Author: Emre Özgür Publisher: LAP Lambert Academic Publishing ISBN: 9783838359687 Category : Atmospheric carbon dioxide Languages : en Pages : 128
Book Description
The analytical and numerical modeling of CO2 sequestration in deep saline aquifers having different properties was studied with diffusion and convection mechanisms. The complete dissolution of CO2 in the aquifer by diffusion took thousands, even millions of years. In diffusion dominated system, an aquifer with 100 m thickness saturated with CO2 after 10,000,000 years. It was much earlier in convective dominant system. In diffusion process, the dissolution of CO2 in aquifer increased with porosity increase; however, in convection dominant process dissolution of CO2 in aquifer decreased with porosity increase.
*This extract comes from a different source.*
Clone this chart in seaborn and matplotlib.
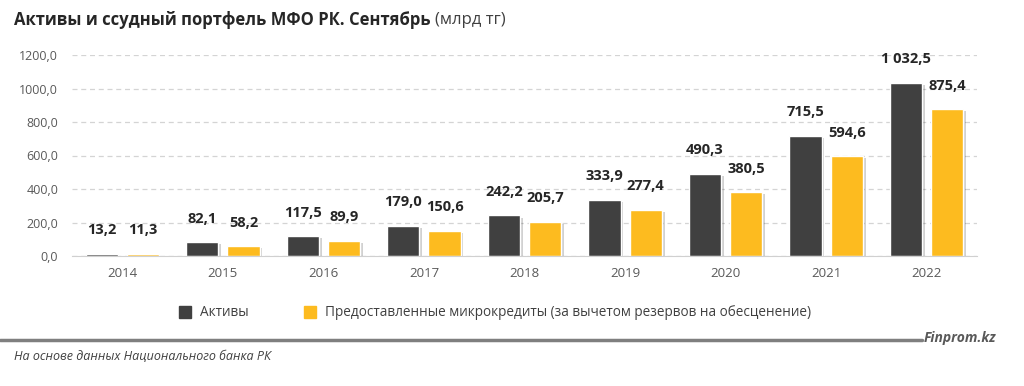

The increase in permeability accelerated the dissolution of CO2 in aquifer significantly, which was due to increasing velocity. The results of convective dominant mechanism in aquifers with 1md and 10 md permeability values were so close to that of diffusion dominated system. For the aquifer having permeability higher than 10 md, the convection mechanism began to dominate gradually and it became fully convection dominated system for 50 md and higher permeability values.